**WHAT IS ASKED:** Check each line of the listing below for the string "seaborn", and copy the ones that have it.

**INPUT DATA:**

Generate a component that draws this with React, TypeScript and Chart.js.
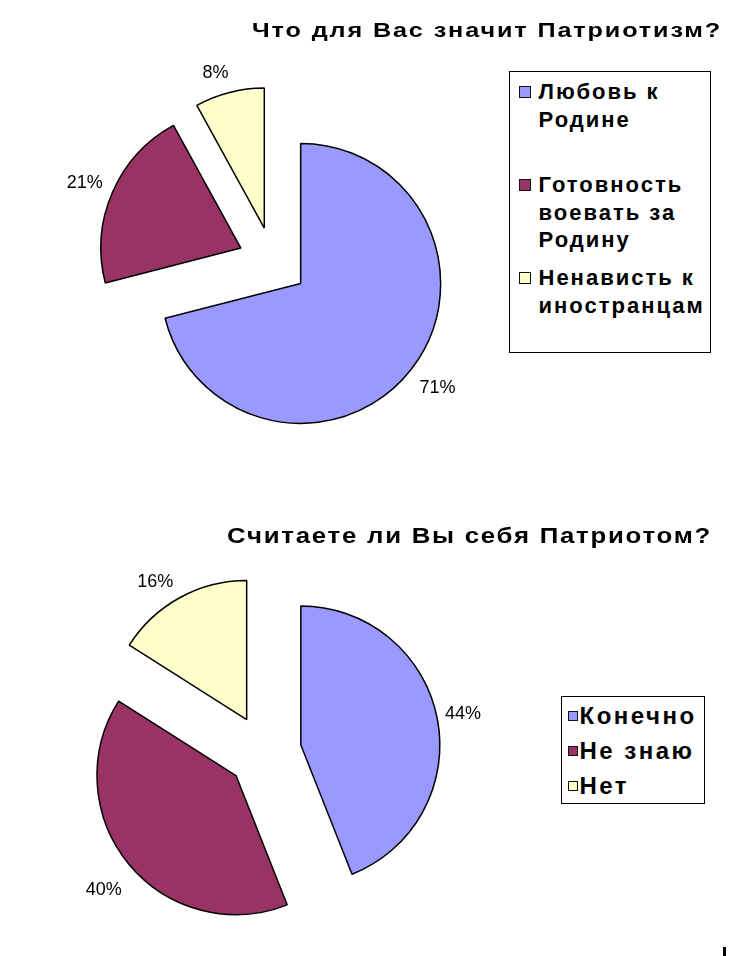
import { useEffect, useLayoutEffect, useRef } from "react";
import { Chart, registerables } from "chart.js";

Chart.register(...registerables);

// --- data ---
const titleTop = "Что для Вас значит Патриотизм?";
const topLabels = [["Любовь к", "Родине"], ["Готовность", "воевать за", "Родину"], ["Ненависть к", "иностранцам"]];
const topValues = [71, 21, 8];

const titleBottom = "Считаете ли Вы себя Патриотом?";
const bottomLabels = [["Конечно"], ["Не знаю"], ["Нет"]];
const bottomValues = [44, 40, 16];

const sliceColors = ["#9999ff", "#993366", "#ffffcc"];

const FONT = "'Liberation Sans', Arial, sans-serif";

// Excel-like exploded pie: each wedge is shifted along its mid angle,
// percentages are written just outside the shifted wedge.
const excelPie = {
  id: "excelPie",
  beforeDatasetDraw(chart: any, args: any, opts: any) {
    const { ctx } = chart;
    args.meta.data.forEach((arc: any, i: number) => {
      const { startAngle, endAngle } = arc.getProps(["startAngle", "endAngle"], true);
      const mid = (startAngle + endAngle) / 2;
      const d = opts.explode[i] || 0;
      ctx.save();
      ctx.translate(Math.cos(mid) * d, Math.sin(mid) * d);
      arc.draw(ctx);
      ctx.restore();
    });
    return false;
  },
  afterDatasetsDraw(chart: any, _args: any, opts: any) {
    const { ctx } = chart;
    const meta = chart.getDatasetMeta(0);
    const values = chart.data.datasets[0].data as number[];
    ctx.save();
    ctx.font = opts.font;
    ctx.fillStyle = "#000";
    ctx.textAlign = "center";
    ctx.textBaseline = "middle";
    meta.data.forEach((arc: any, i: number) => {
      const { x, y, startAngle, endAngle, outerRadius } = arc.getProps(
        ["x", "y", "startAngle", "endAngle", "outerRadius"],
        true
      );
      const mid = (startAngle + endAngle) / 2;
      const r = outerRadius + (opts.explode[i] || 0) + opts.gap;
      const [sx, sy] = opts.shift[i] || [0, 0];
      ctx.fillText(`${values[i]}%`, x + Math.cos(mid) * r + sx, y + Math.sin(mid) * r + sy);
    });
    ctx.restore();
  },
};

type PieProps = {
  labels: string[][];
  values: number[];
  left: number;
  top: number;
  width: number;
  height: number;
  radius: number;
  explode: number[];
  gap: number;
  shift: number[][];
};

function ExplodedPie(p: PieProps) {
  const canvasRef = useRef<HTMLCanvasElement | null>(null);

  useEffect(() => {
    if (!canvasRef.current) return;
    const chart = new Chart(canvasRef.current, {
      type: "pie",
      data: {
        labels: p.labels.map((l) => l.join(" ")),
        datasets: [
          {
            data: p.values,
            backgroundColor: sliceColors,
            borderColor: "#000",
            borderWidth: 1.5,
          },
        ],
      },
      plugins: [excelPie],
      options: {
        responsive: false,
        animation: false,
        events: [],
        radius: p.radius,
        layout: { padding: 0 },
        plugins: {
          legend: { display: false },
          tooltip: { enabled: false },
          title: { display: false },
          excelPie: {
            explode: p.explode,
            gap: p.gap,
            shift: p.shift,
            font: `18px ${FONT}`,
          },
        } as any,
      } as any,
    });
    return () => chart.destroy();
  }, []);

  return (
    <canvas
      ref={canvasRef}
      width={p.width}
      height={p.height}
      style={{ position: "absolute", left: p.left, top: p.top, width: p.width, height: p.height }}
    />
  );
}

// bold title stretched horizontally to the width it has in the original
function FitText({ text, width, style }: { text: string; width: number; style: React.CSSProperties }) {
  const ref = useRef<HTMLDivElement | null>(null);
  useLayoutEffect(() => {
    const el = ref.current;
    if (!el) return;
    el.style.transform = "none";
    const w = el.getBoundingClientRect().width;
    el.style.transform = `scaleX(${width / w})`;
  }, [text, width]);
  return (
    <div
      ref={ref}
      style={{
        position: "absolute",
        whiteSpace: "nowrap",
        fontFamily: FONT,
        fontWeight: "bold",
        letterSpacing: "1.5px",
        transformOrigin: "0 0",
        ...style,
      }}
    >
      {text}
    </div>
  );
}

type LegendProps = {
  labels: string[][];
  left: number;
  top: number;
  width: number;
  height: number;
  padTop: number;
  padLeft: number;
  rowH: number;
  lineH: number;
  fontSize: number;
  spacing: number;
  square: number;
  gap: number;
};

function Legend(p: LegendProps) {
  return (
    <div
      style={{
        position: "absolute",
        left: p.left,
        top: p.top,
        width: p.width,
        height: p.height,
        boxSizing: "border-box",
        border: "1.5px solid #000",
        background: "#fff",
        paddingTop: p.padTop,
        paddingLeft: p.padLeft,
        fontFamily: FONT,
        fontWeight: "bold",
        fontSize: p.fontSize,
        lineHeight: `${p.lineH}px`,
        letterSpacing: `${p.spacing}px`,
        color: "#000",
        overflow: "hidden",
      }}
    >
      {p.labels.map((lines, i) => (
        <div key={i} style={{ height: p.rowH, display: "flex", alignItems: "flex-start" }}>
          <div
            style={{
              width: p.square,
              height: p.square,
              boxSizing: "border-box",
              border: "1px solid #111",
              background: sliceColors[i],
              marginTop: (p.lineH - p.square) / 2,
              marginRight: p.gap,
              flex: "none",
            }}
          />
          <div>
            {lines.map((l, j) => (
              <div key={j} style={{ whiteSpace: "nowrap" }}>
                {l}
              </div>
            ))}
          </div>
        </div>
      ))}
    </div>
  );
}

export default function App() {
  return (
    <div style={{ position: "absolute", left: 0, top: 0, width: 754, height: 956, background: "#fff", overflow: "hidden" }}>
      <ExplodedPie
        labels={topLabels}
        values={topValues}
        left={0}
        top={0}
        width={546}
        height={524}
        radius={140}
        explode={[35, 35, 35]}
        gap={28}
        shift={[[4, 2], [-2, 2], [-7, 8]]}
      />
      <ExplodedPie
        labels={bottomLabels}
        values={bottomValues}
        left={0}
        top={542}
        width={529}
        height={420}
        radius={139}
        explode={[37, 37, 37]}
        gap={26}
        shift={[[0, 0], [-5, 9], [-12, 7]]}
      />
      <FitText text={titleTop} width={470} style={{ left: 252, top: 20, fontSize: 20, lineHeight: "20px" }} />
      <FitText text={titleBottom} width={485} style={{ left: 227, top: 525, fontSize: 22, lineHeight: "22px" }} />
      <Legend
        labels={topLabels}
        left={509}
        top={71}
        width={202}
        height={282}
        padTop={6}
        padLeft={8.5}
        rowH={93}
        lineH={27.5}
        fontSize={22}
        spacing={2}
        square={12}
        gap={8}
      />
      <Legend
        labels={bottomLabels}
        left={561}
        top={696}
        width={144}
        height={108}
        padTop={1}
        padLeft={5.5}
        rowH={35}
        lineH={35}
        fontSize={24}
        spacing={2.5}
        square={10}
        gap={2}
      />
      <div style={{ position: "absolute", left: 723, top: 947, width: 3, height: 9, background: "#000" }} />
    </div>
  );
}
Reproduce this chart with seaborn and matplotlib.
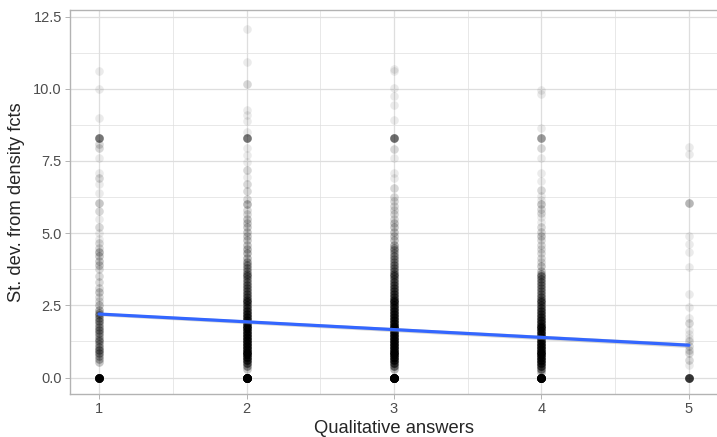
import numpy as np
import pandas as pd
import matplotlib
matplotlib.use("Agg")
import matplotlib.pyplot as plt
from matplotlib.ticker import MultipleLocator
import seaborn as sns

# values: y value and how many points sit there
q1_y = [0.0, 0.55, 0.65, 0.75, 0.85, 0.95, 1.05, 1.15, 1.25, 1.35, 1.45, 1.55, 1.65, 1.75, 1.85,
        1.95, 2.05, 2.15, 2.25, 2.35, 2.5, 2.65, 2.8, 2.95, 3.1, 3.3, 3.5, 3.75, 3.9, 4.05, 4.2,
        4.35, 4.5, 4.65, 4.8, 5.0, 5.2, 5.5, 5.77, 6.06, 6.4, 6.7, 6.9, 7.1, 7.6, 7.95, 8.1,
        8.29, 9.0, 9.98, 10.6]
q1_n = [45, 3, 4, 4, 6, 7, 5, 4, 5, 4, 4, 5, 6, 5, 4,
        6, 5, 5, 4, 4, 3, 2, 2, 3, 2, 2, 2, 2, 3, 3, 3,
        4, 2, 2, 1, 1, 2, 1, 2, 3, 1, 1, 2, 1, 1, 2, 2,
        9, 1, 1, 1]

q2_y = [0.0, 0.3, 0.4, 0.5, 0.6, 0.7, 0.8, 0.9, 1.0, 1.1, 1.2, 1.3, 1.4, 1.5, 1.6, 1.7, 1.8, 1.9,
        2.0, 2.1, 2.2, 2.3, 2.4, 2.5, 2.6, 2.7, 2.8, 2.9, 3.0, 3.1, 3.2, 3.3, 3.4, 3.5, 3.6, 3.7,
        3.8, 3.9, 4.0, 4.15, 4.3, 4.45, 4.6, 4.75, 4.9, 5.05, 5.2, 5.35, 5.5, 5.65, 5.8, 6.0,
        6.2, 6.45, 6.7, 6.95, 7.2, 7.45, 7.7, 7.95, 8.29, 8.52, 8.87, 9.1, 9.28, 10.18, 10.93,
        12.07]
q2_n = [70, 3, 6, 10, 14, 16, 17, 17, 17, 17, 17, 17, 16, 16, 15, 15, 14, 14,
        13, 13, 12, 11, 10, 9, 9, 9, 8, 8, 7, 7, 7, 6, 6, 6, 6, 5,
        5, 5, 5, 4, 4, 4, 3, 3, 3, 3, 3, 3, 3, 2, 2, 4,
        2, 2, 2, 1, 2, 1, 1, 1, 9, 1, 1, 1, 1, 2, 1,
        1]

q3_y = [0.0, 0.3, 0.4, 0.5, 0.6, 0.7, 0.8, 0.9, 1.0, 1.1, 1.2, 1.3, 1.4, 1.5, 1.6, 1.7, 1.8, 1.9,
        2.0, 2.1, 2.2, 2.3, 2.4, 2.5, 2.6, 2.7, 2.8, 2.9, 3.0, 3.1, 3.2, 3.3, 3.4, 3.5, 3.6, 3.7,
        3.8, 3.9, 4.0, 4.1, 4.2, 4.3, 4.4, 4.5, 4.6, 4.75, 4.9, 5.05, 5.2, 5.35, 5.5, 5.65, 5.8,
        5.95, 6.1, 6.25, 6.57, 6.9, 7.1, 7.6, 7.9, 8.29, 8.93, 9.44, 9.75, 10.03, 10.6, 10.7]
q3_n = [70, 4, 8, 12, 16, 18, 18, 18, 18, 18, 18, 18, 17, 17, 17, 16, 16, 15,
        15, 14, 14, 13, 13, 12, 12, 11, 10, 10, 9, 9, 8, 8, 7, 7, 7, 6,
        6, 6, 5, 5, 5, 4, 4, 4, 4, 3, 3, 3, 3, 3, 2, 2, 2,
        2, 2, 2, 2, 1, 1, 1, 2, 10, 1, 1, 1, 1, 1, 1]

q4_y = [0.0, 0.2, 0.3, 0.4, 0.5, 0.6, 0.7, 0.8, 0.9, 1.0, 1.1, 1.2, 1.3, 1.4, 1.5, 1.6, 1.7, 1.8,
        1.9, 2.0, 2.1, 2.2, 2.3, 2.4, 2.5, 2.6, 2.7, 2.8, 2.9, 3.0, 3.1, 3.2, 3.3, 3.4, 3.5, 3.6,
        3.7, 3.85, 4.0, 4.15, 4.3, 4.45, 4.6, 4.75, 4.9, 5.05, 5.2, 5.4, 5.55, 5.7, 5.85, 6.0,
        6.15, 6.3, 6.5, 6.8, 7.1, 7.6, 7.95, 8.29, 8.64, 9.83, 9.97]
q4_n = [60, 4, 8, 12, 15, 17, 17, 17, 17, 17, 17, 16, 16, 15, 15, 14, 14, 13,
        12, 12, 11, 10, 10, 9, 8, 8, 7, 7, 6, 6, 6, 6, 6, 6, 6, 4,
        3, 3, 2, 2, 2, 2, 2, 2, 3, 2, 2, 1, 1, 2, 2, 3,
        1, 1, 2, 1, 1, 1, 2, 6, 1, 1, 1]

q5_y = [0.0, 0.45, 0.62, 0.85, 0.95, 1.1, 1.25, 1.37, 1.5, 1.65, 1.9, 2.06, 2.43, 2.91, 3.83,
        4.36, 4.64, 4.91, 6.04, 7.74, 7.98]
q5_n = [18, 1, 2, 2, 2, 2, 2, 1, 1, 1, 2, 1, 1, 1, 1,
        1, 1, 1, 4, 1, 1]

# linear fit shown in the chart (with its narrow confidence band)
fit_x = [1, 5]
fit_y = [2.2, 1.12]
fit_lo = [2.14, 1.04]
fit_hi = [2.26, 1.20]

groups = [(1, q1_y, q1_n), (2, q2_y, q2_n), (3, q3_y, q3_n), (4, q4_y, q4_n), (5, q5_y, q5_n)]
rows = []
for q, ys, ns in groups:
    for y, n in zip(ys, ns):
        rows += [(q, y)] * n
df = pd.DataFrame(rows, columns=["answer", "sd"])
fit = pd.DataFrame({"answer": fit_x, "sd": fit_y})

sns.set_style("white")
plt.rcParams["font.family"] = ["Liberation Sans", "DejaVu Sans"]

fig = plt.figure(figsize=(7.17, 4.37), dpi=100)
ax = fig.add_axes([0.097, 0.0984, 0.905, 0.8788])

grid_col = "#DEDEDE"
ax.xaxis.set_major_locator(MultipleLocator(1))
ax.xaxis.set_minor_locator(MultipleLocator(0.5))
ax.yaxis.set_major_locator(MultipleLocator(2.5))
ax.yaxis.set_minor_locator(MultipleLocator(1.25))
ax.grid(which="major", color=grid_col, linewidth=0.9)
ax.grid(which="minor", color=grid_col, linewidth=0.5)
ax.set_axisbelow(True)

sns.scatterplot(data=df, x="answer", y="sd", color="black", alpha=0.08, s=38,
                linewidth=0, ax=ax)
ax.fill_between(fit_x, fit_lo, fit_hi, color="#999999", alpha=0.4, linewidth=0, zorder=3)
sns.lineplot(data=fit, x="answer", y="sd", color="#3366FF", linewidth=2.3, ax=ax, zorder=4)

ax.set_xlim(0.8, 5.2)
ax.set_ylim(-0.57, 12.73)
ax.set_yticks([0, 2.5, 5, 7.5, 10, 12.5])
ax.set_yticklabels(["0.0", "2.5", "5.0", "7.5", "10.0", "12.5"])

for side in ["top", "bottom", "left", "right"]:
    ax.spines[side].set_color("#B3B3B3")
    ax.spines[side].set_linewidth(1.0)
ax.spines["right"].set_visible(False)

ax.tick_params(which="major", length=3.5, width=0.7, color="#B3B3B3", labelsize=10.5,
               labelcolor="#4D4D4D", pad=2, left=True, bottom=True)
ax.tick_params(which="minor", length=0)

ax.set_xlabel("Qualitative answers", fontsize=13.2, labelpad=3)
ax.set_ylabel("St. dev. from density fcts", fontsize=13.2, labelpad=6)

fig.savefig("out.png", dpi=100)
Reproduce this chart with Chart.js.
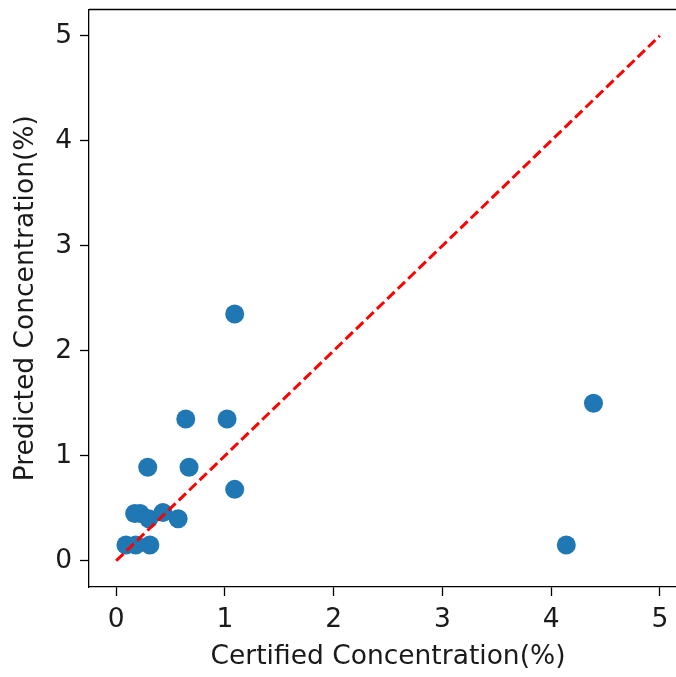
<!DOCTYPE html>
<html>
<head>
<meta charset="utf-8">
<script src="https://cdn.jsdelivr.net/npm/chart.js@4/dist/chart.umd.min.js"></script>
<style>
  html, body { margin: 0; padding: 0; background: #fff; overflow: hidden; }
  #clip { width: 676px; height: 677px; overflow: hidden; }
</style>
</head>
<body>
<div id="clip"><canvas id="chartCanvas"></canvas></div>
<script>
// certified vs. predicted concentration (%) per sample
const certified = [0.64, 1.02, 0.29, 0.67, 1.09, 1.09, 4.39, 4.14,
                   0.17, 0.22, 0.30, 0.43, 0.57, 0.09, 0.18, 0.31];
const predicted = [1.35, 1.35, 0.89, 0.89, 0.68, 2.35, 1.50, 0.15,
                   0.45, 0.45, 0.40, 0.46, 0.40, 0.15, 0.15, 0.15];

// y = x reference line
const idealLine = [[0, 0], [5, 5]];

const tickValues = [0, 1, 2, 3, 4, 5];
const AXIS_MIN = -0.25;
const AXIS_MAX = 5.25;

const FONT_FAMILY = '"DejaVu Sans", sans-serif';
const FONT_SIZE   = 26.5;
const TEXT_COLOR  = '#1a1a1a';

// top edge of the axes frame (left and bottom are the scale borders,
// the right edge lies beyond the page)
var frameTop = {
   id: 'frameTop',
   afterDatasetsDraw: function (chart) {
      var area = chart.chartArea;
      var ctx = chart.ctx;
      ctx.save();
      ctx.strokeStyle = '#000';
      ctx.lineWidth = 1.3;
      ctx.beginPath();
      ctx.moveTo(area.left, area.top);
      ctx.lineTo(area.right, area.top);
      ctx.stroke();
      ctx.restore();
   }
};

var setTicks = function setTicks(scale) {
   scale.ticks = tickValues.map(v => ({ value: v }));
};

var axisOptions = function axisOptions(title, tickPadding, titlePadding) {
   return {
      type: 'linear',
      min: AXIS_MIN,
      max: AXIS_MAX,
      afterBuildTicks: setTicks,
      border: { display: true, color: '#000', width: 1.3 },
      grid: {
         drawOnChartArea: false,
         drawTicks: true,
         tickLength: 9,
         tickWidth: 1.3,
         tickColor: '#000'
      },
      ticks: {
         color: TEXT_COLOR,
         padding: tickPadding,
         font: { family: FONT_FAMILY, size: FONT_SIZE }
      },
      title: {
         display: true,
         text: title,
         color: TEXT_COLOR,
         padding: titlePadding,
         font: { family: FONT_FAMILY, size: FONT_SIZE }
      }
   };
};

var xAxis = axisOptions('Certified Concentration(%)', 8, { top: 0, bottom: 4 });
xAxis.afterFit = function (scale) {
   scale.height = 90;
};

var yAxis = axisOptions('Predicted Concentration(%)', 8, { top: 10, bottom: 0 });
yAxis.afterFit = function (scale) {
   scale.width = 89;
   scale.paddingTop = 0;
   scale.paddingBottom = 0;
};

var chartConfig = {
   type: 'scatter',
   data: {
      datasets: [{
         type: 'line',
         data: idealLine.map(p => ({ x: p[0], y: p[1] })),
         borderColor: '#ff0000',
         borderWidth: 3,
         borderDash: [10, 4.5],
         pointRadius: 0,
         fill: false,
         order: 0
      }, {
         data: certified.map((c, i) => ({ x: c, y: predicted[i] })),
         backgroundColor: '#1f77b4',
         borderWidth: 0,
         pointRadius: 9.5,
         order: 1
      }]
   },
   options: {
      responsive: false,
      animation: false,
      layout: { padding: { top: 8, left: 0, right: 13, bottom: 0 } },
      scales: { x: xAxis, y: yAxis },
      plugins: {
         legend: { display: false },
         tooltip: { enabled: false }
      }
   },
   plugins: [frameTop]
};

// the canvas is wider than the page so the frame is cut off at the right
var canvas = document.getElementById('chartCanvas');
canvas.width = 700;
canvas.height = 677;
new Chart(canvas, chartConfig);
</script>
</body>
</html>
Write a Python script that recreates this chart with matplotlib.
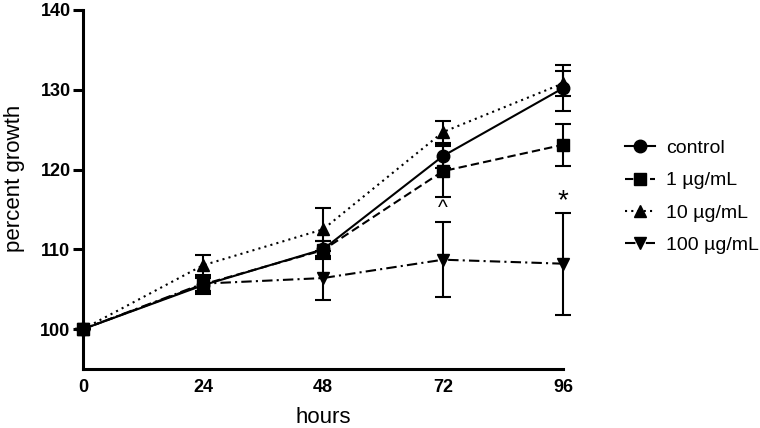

**ANSWER FOR THE TASK:**
Reproduce this chart with seaborn and matplotlib.
import seaborn as sns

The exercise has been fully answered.